A new report published in the journal Nature Medicine provides a glimpse into the future of artificial intelligence-assisted medicine, demonstrating an early version of an algorithm capable of accurately identifying early lung cancer on the basis of a CT scan.
The system, developed by several medical centres in collaboration with Google, is the latest salvo in the – often successful – attempts at feeding huge amounts of medical data to artificial neural networks in hopes of training them to outperform human physicians at performing medical diagnosis.
“We have some of the biggest computers in the world,” said co-author on the paper Dr Daniel Tse from Google. “We started wanting to push the boundaries of basic science to find interesting and cool applications to work on.”
In the study, researchers fed the algorithm countless CT scans of people with lung cancer, those without it, and others with suspicious nodules which later turned malignant. A while later, the system was tested for its diagnostic power using scans which it hadn’t seen before.
“The whole experimentation process is like a student in school,” Dr. Tse said. “We’re using a large data set for training, giving it lessons and pop quizzes so it can begin to learn for itself what is cancer, and what will or will not be cancer in the future.

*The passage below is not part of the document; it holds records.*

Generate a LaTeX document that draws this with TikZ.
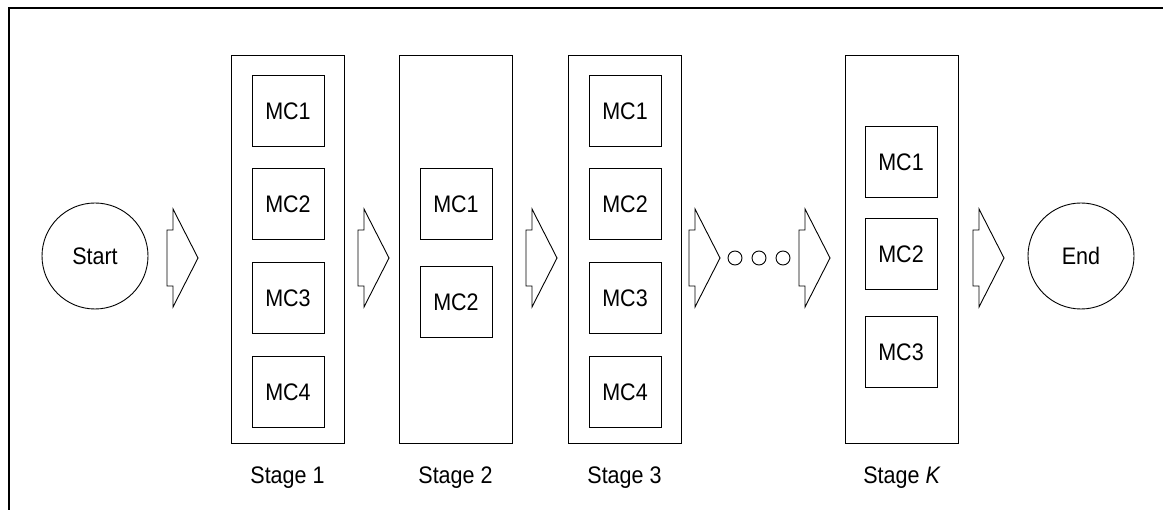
\documentclass[tikz,border=0pt]{standalone}
\usepackage{fontspec}
\setmainfont{Liberation Sans}
\newfontfamily\diafont{Liberation Sans}[FakeStretch=0.9]
\begin{document}
\begin{tikzpicture}[x=1bp,y=-1bp, line width=0.9bp,
  lblfont/.style={font=\diafont\fontsize{24}{28}\selectfont},
  stagebox/.style={draw, minimum width=113bp, minimum height=388bp, inner sep=0pt},
  mcbox/.style={draw, minimum width=72bp, minimum height=71bp, inner sep=0pt, lblfont},
  term/.style={draw, circle, minimum size=106bp, inner sep=0pt, lblfont},
  stagelabel/.style={lblfont, inner sep=0pt},
  dotnode/.style={draw, circle, minimum size=14bp, inner sep=0pt},
  pics/blockarrow/.style={code={\draw (0,-49) -- (0,-28) -- (-6,-28) -- (-6,28) -- (0,28) -- (0,49) -- (25,0) -- cycle;}}]
\useasboundingbox (0,0) rectangle (1163,510);
\draw[line width=2bp] (9,510) -- (9,8) -- (1163,8);

% terminals
\node[term] (start) at (95,256) {Start};
\node[term] (end) at (1081,256) {End};

% stages
\node[stagebox] (s1) at (287.5,249) {};
\node[stagebox] (s2) at (455.5,249) {};
\node[stagebox] (s3) at (624.5,249) {};
\node[stagebox] (sk) at (902,249) {};

% stage 1
\node[mcbox] (s1m1) at (288,111) {MC1};
\node[mcbox] (s1m2) at (288,204) {MC2};
\node[mcbox] (s1m3) at (288,298) {MC3};
\node[mcbox] (s1m4) at (288,392) {MC4};
% stage 2
\node[mcbox] (s2m1) at (456,204) {MC1};
\node[mcbox] (s2m2) at (456,302) {MC2};
% stage 3
\node[mcbox] (s3m1) at (625,111) {MC1};
\node[mcbox] (s3m2) at (625,204) {MC2};
\node[mcbox] (s3m3) at (625,298) {MC3};
\node[mcbox] (s3m4) at (625,392) {MC4};
% stage K
\node[mcbox] (skm1) at (901,162) {MC1};
\node[mcbox] (skm2) at (901,254) {MC2};
\node[mcbox] (skm3) at (901,352) {MC3};

% labels
\node[stagelabel] (l1) at (287.5,478) {Stage 1};
\node[stagelabel] (l2) at (455.5,478) {Stage 2};
\node[stagelabel] (l3) at (624.5,478) {Stage 3};
\node[stagelabel] (lk) at (902,478) {Stage \textit{K}};

% block arrows
\pic at (173,258) {blockarrow};
\pic at (364,258) {blockarrow};
\pic at (532,258) {blockarrow};
\pic at (695,258) {blockarrow};
\pic at (805,258) {blockarrow};
\pic at (979,258) {blockarrow};

% ellipsis dots
\node[dotnode] (d1) at (735,258) {};
\node[dotnode] (d2) at (759,258) {};
\node[dotnode] (d3) at (783,258) {};
\end{tikzpicture}
\end{document}
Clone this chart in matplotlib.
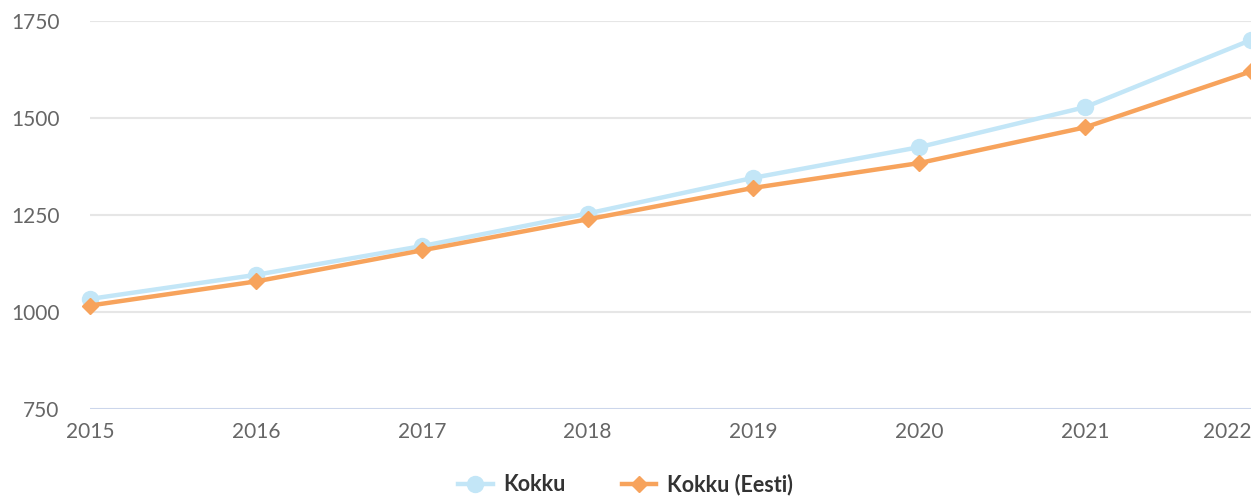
import matplotlib.pyplot as plt

# Data
years = [2015, 2016, 2017, 2018, 2019, 2020, 2021, 2022]
kokku = [1034, 1096, 1170, 1254, 1346, 1425, 1528, 1701]
kokku_eesti = [1017, 1079, 1159, 1239, 1320, 1384, 1476, 1620]
y_ticks = [750, 1000, 1250, 1500, 1750]

plt.rcParams['font.family'] = ['Lato', 'DejaVu Sans']

fig = plt.figure(figsize=(12.51, 4.99), dpi=100)
ax = fig.add_axes([0.072, 0.18, 0.928, 0.778])

ax.plot(years, kokku, color="#c3e6f7", lw=3.2, marker="o", ms=11.5,
        label="Kokku", clip_on=False, zorder=3)
ax.plot(years, kokku_eesti, color="#f7a35c", lw=3.2, marker="D", ms=8.5,
        label="Kokku (Eesti)", clip_on=False, zorder=4)

ax.set_xlim(2015, 2022)
ax.set_ylim(750, 1750)
ax.set_yticks(y_ticks)
ax.set_xticks(years)

for y in y_ticks[1:]:
    ax.axhline(y, color="#e6e6e6", lw=1.5, zorder=1)
ax.axhline(750, color="#ccd6eb", lw=1.5, zorder=1)

for s in ax.spines.values():
    s.set_visible(False)
ax.tick_params(axis="both", length=0, labelsize=15, labelcolor="#666666")
ax.tick_params(axis="y", pad=22)
ax.tick_params(axis="x", pad=9)

# last year label is pushed inside the chart, as in the original
ax.get_xticklabels()[-1].set_horizontalalignment("right")

fig.legend(loc="center", bbox_to_anchor=(0.5, 0.029), ncol=2, frameon=False,
           prop={"weight": "bold", "size": 15.5}, labelcolor="#333333",
           handlelength=1.6, handletextpad=0.5, columnspacing=2.6)

fig.savefig("out.png", dpi=100)
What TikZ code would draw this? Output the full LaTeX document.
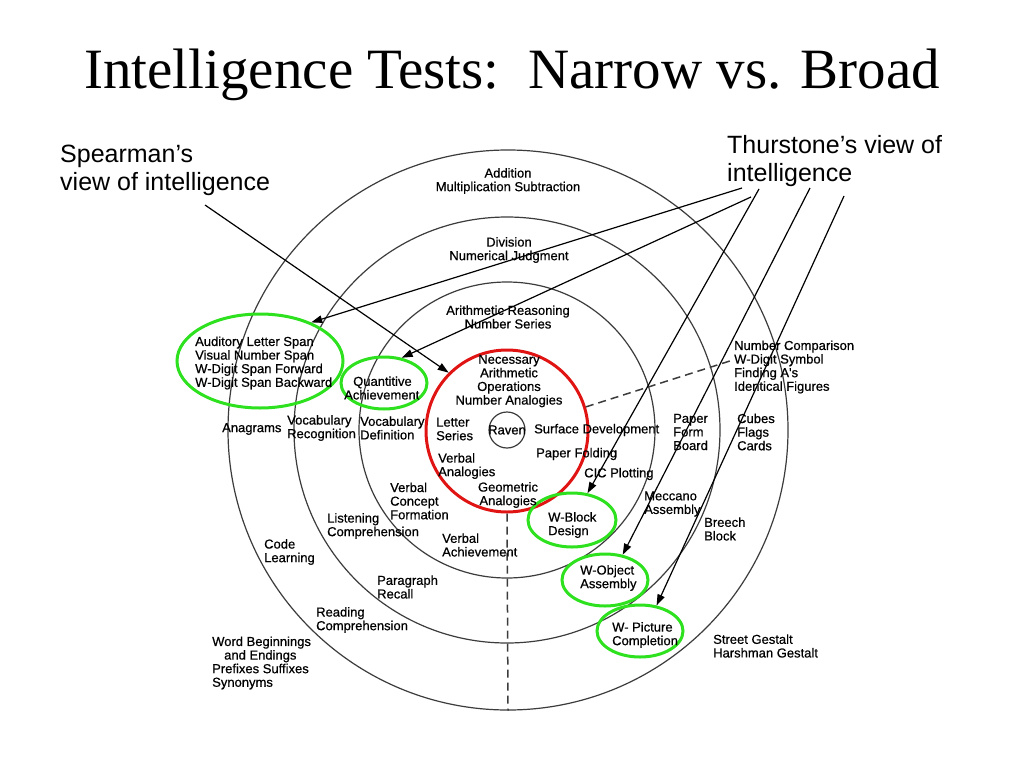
\documentclass[tikz,border=0pt]{standalone}
\usepackage{fontspec}
\setmainfont{Liberation Serif}
\newfontfamily\arial{Liberation Sans}
\newfontfamily\arialm[FakeBold=0.6]{Liberation Sans}
\usetikzlibrary{shapes.geometric,arrows.meta}
\definecolor{ringgray}{RGB}{60,60,60}
\definecolor{hlgreen}{RGB}{45,225,30}
\definecolor{hlred}{RGB}{225,20,20}
\begin{document}
\begin{tikzpicture}[x=1pt,y=-1pt,
  lbl/.style={font=\arialm\fontsize{13}{13.6}\selectfont, inner sep=0pt, align=left, anchor=west},
  clbl/.style={font=\arialm\fontsize{13}{13.6}\selectfont, inner sep=0pt, align=center, anchor=center},
  big/.style={font=\arial\fontsize{25}{28}\selectfont, inner sep=0pt, align=left, anchor=base west},
  ring/.style={circle, draw=ringgray, line width=1.2pt, inner sep=0pt},
  gring/.style={ellipse, draw=hlgreen, line width=3pt, inner sep=0pt},
  arr/.style={-{Triangle[length=11pt,width=7.5pt]}, line width=1.2pt, black},
  dsh/.style={line width=1.5pt, ringgray, dash pattern=on 8pt off 5pt}
]
\useasboundingbox (0,0) rectangle (1024,768);
\fill[white] (0,0) rectangle (1024,768);

% title
\node[font=\fontsize{57}{60}\selectfont, inner sep=0pt, anchor=base] (title) at (512,88) {Intelligence Tests:\ \ Narrow vs. Broad};

% rings
\node[ring, minimum size=560pt] (c4) at (508,430) {};
\node[ring, minimum size=426pt] (c3) at (507,430) {};
\node[ring, minimum size=296pt] (c2) at (507,430) {};
\node[circle, draw=hlred, line width=3pt, inner sep=0pt, minimum size=162pt] (g) at (507,431) {};
\node[ring, minimum size=36pt] (c1) at (507,430) {};

% dashed lines
\coordinate (dd) at (733,360);
\draw[dsh] (g.south) -- (c4.south);
\draw[dsh] (g.17) -- (dd);

% green ellipses
\node[gring, minimum width=166pt, minimum height=94pt] (e1) at (260,361) {};
\node[gring, minimum width=86pt, minimum height=52pt] (e2) at (384,383) {};
\node[gring, minimum width=88pt, minimum height=54pt] (e3) at (572,520) {};
\node[gring, minimum width=86pt, minimum height=52pt] (e4) at (605,580) {};
\node[gring, minimum width=86pt, minimum height=52pt] (e5) at (640,631) {};

% ring texts
\node[clbl] (add) at (508,181) {Addition\\Multiplication Subtraction};
\node[clbl] (div) at (509,250) {Division\\Numerical Judgment};
\node[clbl] (ari) at (508,317) {Arithmetic Reasoning\\Number Series};
\node[clbl] (nec) at (509,381) {Necessary\\Arithmetic\\Operations\\Number Analogies};
\node[lbl] (let) at (436,429) {Letter\\Series};
\node[clbl] (rav) at (507,430) {Raven};
\node[lbl] (sur) at (534,430) {Surface Development};
\node[lbl] (pfo) at (536,454) {Paper Folding};
\node[lbl] (van) at (438,466) {Verbal\\Analogies};
\node[lbl] (cic) at (584,474) {CIC Plotting};
\node[clbl] (geo) at (508,495) {Geometric\\Analogies};
\node[lbl] (vcf) at (390,501) {Verbal\\Concept\\Formation};
\node[lbl] (vre) at (287,428) {Vocabulary\\Recognition};
\node[lbl] (vde) at (360,428) {Vocabulary\\Definition};
\node[lbl] (ana) at (222,429) {Anagrams};
\node[lbl] (lis) at (327,526) {Listening\\Comprehension};
\node[lbl] (vac) at (442,545) {Verbal\\Achievement};
\node[lbl] (cod) at (264,552) {Code\\Learning};
\node[lbl] (par) at (377,587) {Paragraph\\Recall};
\node[lbl] (rea) at (316,620) {Reading\\Comprehension};
\node[lbl] (wor) at (212,663) {Word Beginnings\\\hspace*{12pt}and Endings\\Prefixes Suffixes\\Synonyms};
\node[lbl] (aud) at (195,363) {Auditory Letter Span\\Visual Number Span\\W-Digit Span Forward\\W-Digit Span Backward};
\node[lbl] (qua) at (344,388) {\hspace*{9pt}Quantitive\\Achievement};
\node[lbl] (nco) at (734,367) {Number Comparison\\W-Digit Symbol\\Finding A's\\Identical Figures};
\node[lbl] (pfb) at (673,432) {Paper\\Form\\Board};
\node[lbl] (cub) at (737,432) {Cubes\\Flags\\Cards};
\node[lbl] (mec) at (644,504) {Meccano\\Assembly};
\node[lbl] (bre) at (704,529) {Breech\\Block};
\node[lbl] (wbd) at (548,525) {W-Block\\Design};
\node[lbl] (woa) at (580,578) {W-Object\\Assembly};
\node[lbl] (wpc) at (612,635) {W- Picture\\Completion};
\node[lbl] (sgs) at (713,646) {Street Gestalt\\Harshman Gestalt};

% captions
\node[big] (spe) at (60,190) {Spearman’s\\view of intelligence};
\node[big] (thu) at (727,181) {Thurstone’s view of\\intelligence};

% arrows
\coordinate (s0) at (205,205);
\coordinate (t1) at (742,188);
\coordinate (t2) at (751,197);
\coordinate (t3) at (759,189);
\coordinate (t4) at (810,188);
\coordinate (t5) at (844,196);
\draw[arr] (s0) -- (g.135);
\draw[arr] (t1) -- (e1.37);
\draw[arr] (t2) -- (e2.55);
\draw[arr] (t3) -- (e3.60);
\draw[arr] (t4) -- (e4.55);
\draw[arr] (t5) -- (e5.57);
\end{tikzpicture}
\end{document}
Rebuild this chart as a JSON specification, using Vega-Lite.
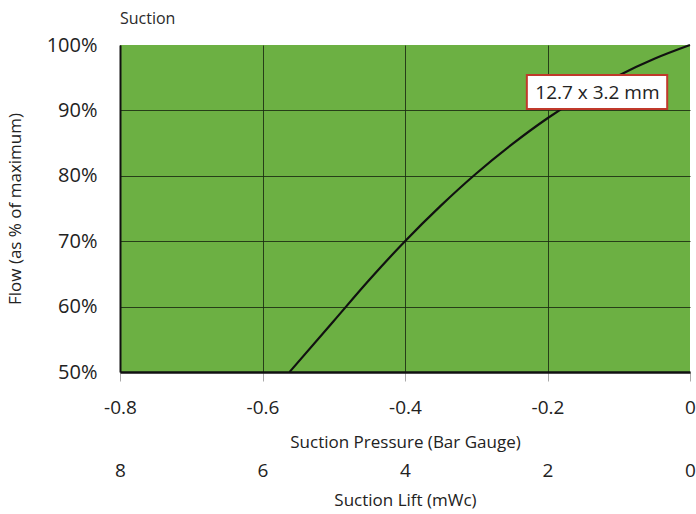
{
  "$schema": "https://vega.github.io/schema/vega-lite/v6.json",
  "width": 570,
  "height": 327,
  "autosize": "none",
  "padding": {"left": 120, "top": 45, "right": 6, "bottom": 142},
  "title": {"text": "Suction", "anchor": "start", "frame": "group", "fontSize": 16, "fontWeight": "normal", "font": "Open Sans", "color": "#2a2a2a", "offset": 0, "dy": 8, "baseline": "bottom"},
  "config": {"view": {"fill": "#6cb043", "stroke": null}},
  "datasets": {
    "curve": [
      {"pressure": -0.562, "flow": 50},
      {"pressure": -0.5, "flow": 57.8},
      {"pressure": -0.45, "flow": 64.1},
      {"pressure": -0.4, "flow": 70},
      {"pressure": -0.35, "flow": 75.4},
      {"pressure": -0.3, "flow": 80.35},
      {"pressure": -0.25, "flow": 84.8},
      {"pressure": -0.2, "flow": 88.8},
      {"pressure": -0.15, "flow": 92.3},
      {"pressure": -0.1, "flow": 95.35},
      {"pressure": -0.05, "flow": 97.9},
      {"pressure": 0, "flow": 100}
    ],
    "label": [
      {"label": "12.7 x 3.2 mm", "x": -0.13, "y": 92.7, "x1": -0.229, "x2": -0.032, "y1": 95.4, "y2": 90.2}
    ]
  },
  "resolve": {"axis": {"x": "independent"}},
  "layer": [
    {
      "data": {"name": "curve"},
      "mark": {"type": "line", "color": "#111111", "strokeWidth": 2.2, "interpolate": "monotone"},
      "encoding": {
        "x": {
          "field": "pressure", "type": "quantitative",
          "scale": {"domain": [-0.8, 0], "nice": false, "zero": false},
          "axis": {
            "title": "Suction Pressure (Bar Gauge)",
            "values": [-0.8, -0.6, -0.4, -0.2, 0],
            "labelExpr": "datum.value == 0 ? '0' : '-' + format(-datum.value, '.1f')",
            "grid": true, "gridColor": "#1a2a10",
            "gridOpacity": {"condition": {"test": "datum.value == 0", "value": 0}, "value": 0.85},
            "domainColor": "#111111", "domainWidth": 2.5,
            "tickColor": "#aaaaaa", "tickSize": 9, "labelPadding": 17,
            "labelFontSize": 19, "labelFont": "Open Sans", "labelColor": "#222222",
            "labelFlush": false, "labelOverlap": false, "labelBound": false,
            "titleFontSize": 17, "titleFont": "Open Sans", "titleFontWeight": "normal", "titleColor": "#222222",
            "titleY": 70, "titleBaseline": "middle"
          }
        },
        "y": {
          "field": "flow", "type": "quantitative",
          "scale": {"domain": [50, 100], "nice": false, "zero": false},
          "axis": {
            "title": "Flow (as % of maximum)",
            "values": [50, 60, 70, 80, 90, 100],
            "labelExpr": "datum.value + '%'",
            "ticks": false, "labelPadding": 23,
            "labelFontSize": 20, "labelFont": "Open Sans", "labelColor": "#222222",
            "labelOverlap": false, "labelBound": false,
            "grid": true, "gridColor": "#1a2a10",
            "gridOpacity": {"condition": {"test": "datum.value == 100", "value": 0}, "value": 0.85},
            "domainColor": "#111111", "domainWidth": 2,
            "titleFontSize": 17, "titleFont": "Open Sans", "titleFontWeight": "normal", "titleColor": "#222222",
            "titleX": -105, "titleY": 163.5, "titleAngle": -90, "titleBaseline": "middle", "titleAlign": "center"
          }
        }
      }
    },
    {
      "data": {"name": "label"},
      "mark": {"type": "rect", "fill": "white", "stroke": "#c0392b", "strokeWidth": 2},
      "encoding": {
        "x": {
          "field": "x1", "type": "quantitative",
          "axis": {
            "orient": "bottom", "offset": 80,
            "title": "Suction Lift (mWc)",
            "values": [-0.8, -0.6, -0.4, -0.2, 0],
            "labelExpr": "datum.value == 0 ? '0' : format(-datum.value * 10, 'd')",
            "ticks": false, "domain": false, "grid": false, "labelPadding": 9,
            "labelFontSize": 19, "labelFont": "Open Sans", "labelColor": "#222222",
            "labelFlush": false, "labelOverlap": false, "labelBound": false,
            "titleFontSize": 17, "titleFont": "Open Sans", "titleFontWeight": "normal", "titleColor": "#222222",
            "titleY": 48, "titleBaseline": "middle"
          }
        },
        "x2": {"field": "x2"},
        "y": {"field": "y1", "type": "quantitative"},
        "y2": {"field": "y2"}
      }
    },
    {
      "data": {"name": "label"},
      "mark": {"type": "text", "fontSize": 19, "font": "Open Sans", "color": "#222222", "align": "center", "baseline": "middle"},
      "encoding": {
        "x": {"field": "x", "type": "quantitative", "axis": null},
        "y": {"field": "y", "type": "quantitative"},
        "text": {"field": "label"}
      }
    }
  ]
}
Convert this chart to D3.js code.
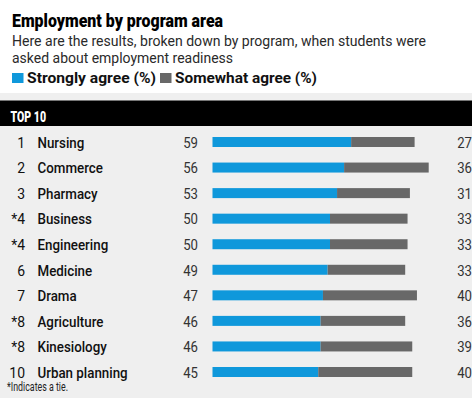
<!DOCTYPE html>
<html>
<head>
<meta charset="utf-8">
<script src="https://cdn.jsdelivr.net/npm/d3@7"></script>
<style>
  html, body { margin: 0; padding: 0; background: #ffffff; }
  svg { display: block; }
  text { font-family: "Roboto", "Liberation Sans", sans-serif; }
</style>
</head>
<body>
<div id="chart"></div>
<script>
const ranks = ["1", "2", "3", "*4", "*4", "6", "7", "*8", "*8", "10"];
const programs = ["Nursing", "Commerce", "Pharmacy", "Business", "Engineering", "Medicine", "Drama", "Agriculture", "Kinesiology", "Urban planning"];
const stronglyAgree = [59, 56, 53, 50, 50, 49, 47, 46, 46, 45];
const somewhatAgree = [27, 36, 31, 33, 33, 33, 40, 36, 39, 40];
const seriesNames = ["Strongly agree (%)", "Somewhat agree (%)"];
const colors = ["#0f98db", "#686868"];

const W = 474, H = 398;
const svg = d3.select("#chart").append("svg").attr("width", W).attr("height", H);

// squeeze text horizontally (condensed look) by a factor
function squeeze(sel, f) {
  sel.each(function () {
    const n = this.getComputedTextLength();
    d3.select(this).attr("textLength", n * f).attr("lengthAdjust", "spacingAndGlyphs");
  });
  return sel;
}
function fitTo(sel, w) {
  sel.attr("textLength", w).attr("lengthAdjust", "spacingAndGlyphs");
  return sel;
}

// backgrounds
svg.append("rect").attr("x", 0).attr("y", 0).attr("width", W).attr("height", H).attr("fill", "#efefef");
svg.append("rect").attr("x", 0).attr("y", 0).attr("width", W).attr("height", 93).attr("fill", "#ffffff");
svg.append("rect").attr("x", 0).attr("y", 100.5).attr("width", 472).attr("height", 25.5).attr("fill", "#000000");

// title block
fitTo(svg.append("text").attr("x", 12).attr("y", 26.5).attr("font-size", 19).attr("font-weight", 900)
  .attr("fill", "#000").text("Employment by program area"), 211);
fitTo(svg.append("text").attr("x", 12).attr("y", 46).attr("font-size", 15.5).attr("fill", "#2a2a2a")
  .text("Here are the results, broken down by program, when students were"), 414);
fitTo(svg.append("text").attr("x", 12).attr("y", 63).attr("font-size", 15.5).attr("fill", "#2a2a2a")
  .text("asked about employment readiness"), 221);

// legend
const legendX = [12, 160];
const legendW = [129, 142];
seriesNames.forEach((n, i) => {
  svg.append("rect").attr("x", legendX[i]).attr("y", 73).attr("width", 11.5).attr("height", 10).attr("fill", colors[i]);
  fitTo(svg.append("text").attr("x", legendX[i] + 15).attr("y", 83).attr("font-size", 15.5).attr("font-weight", 700)
    .attr("fill", "#111").text(n), legendW[i]);
});

fitTo(svg.append("text").attr("x", 10.5).attr("y", 121.5).attr("font-size", 15).attr("font-weight", 900)
  .attr("fill", "#fff").text("TOP 10"), 35.5);

// scales
const x = d3.scaleLinear().domain([0, 100]).range([212.5, 447.5]);
const y = d3.scaleBand().domain(programs).range([137, 377]).paddingInner(0.609).paddingOuter(0);
const bh = y.bandwidth();

const rows = svg.append("g").selectAll("g").data(programs).join("g")
  .attr("transform", d => `translate(0,${y(d)})`);

rows.append("rect").attr("x", x(0)).attr("y", 0).attr("height", bh)
  .attr("width", (d, i) => x(stronglyAgree[i]) - x(0)).attr("fill", colors[0]);
rows.append("rect").attr("x", (d, i) => x(stronglyAgree[i])).attr("y", 0).attr("height", bh)
  .attr("width", (d, i) => x(stronglyAgree[i] + somewhatAgree[i]) - x(stronglyAgree[i])).attr("fill", colors[1]);

const by = bh + 0.8;
squeeze(rows.append("text").attr("x", 25).attr("y", by).attr("text-anchor", "end")
  .attr("font-size", 15.5).attr("fill", "#111").text((d, i) => ranks[i]), 0.9);
squeeze(rows.append("text").attr("x", 37.5).attr("y", by)
  .attr("font-size", 15.5).attr("font-weight", 500).attr("fill", "#111").text(d => d), 0.86);
squeeze(rows.append("text").attr("x", 198).attr("y", by).attr("text-anchor", "end")
  .attr("font-size", 15.5).attr("fill", "#333").text((d, i) => stronglyAgree[i]), 0.85);
squeeze(rows.append("text").attr("x", 472).attr("y", by).attr("text-anchor", "end")
  .attr("font-size", 15.5).attr("fill", "#333").text((d, i) => somewhatAgree[i]), 0.85);

fitTo(svg.append("text").attr("x", 7).attr("y", 391.3).attr("font-size", 12).attr("fill", "#222")
  .text("*Indicates a tie."), 61);

svg.append("rect").attr("x", 472).attr("y", 0).attr("width", 2).attr("height", H).attr("fill", "#ffffff");
</script>
</body>
</html>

We gave it a final exam on data it’s never seen after we spent a lot of time training, and the result we saw on final exam — it got an A.”
Results showed that in cases where no prior scan was available, the algorithm did better than radiologists, but did not outrank its human counterparts in cases where a prior scan was available, which is still mighty impressive.
According to the researchers, the idea here is not to replace human physicians, but to help them do their job even better, as artificial systems trained on massive amounts of data sometimes have a keener ‘eye’ for patterns which the human visual system simply cannot detect.
Before the system can be unleashed on the public, it will have to undergo rigorous testing, peer-review, and pilot studies of the clinical variety to weed out any potential systematic errors, which could harm a great number of people if left undetected.
Luckily, the authors claim to have already started collaborating with research bodies around the world to determine the next steps towards real-world application.